What is the efficient frontier and how does it relate to my optimal portfolio?
The efficient frontier is a graph representing the set of portfolios that offer the highest expected return for each level of risk. Portfolios on the efficient frontier are considered optimal because no other portfolio offers a better return for the same level of risk or less risk for the same level of return. Your optimal risky portfolio, as calculated by this tool, lies on the efficient frontier. The exact position depends on your risk aversion: more risk-averse investors will have portfolios lower on the frontier (less risk, lower return), while less risk-averse investors will have portfolios higher on the frontier (more risk, higher return).
Why does correlation matter in portfolio optimization?
Correlation measures how two assets move in relation to each other. A correlation of +1 means they move perfectly in sync, -1 means they move perfectly opposite, and 0 means their movements are unrelated. Correlation is crucial because it determines the diversification benefit. When two assets have low or negative correlation, combining them can reduce portfolio risk more than if they were perfectly correlated. For example, stocks and bonds often have low or negative correlation, which is why combining them in a portfolio can reduce overall risk. The calculator uses the correlation between your two assets to determine how they interact in terms of risk and return.
How often should I rebalance my portfolio?
There's no one-size-fits-all answer, but most experts recommend rebalancing at least annually. Some investors prefer to rebalance quarterly, while others do it when their allocations drift by a certain percentage (e.g., 5-10%) from their targets. The optimal frequency depends on several factors: transaction costs (more frequent rebalancing incurs higher costs), tax implications (selling appreciated assets may trigger capital gains taxes), and your personal discipline. Automatic rebalancing through target-date funds or robo-advisors can remove the emotional aspect from the decision. Remember that rebalancing is about maintaining your desired risk level, not about trying to time the market.
Can this calculator be used for more than two assets?
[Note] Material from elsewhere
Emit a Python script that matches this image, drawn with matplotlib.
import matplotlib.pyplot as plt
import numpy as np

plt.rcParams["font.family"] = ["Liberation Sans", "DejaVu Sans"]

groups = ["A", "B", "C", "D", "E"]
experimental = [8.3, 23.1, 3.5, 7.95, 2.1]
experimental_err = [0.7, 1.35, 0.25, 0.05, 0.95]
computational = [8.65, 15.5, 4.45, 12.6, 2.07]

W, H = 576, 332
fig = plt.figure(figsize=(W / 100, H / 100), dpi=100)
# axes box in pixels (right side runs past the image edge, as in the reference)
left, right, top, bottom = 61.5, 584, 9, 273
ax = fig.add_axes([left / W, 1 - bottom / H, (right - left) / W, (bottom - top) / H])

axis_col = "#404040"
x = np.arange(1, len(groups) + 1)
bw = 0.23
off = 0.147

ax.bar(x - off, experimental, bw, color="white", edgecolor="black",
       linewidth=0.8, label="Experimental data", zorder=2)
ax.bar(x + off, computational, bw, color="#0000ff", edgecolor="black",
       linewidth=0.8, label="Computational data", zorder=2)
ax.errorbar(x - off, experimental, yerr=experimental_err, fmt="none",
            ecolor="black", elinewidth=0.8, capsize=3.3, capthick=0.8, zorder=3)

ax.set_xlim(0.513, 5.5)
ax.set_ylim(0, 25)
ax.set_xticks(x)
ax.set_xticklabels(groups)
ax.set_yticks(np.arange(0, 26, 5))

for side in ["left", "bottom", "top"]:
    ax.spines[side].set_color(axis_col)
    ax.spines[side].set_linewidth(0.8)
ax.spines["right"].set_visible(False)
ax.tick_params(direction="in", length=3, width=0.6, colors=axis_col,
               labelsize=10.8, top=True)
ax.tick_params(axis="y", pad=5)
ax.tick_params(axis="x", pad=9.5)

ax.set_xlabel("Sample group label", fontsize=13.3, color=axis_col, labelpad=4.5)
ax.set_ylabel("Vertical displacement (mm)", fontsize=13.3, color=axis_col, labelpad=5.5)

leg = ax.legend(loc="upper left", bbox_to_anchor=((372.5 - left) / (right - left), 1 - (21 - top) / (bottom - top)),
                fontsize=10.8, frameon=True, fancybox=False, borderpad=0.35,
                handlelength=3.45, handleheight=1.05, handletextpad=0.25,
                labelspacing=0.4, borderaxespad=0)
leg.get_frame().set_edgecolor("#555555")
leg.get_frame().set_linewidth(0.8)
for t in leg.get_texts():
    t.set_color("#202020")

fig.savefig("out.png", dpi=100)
This particular calculator is designed for two risky assets, which simplifies the calculations while still demonstrating the core principles of portfolio optimization. However, the same principles apply to portfolios with more assets. With three or more assets, the calculations become more complex as you need to consider the covariance between each pair of assets. The mathematical framework (mean-variance optimization) can be extended to any number of assets, and many professional portfolio management tools do exactly this. For personal investors, starting with two asset classes (like stocks and bonds) is often sufficient, and you can add more complexity as you become more comfortable with the concepts.
What are the limitations of mean-variance optimization?
While mean-variance optimization is a powerful tool, it has several limitations. First, it assumes that returns are normally distributed, which isn't always true in real markets (especially during periods of extreme volatility). Second, it relies on accurate estimates of expected returns, risks, and correlations, which are difficult to predict. Third, it doesn't account for transaction costs, taxes, or other real-world frictions. Fourth, it's a single-period model and doesn't consider multi-period investment strategies. Finally, it assumes investors only care about mean and variance of returns, ignoring other factors like skewness or kurtosis. Despite these limitations, mean-variance optimization remains a valuable starting point for portfolio construction.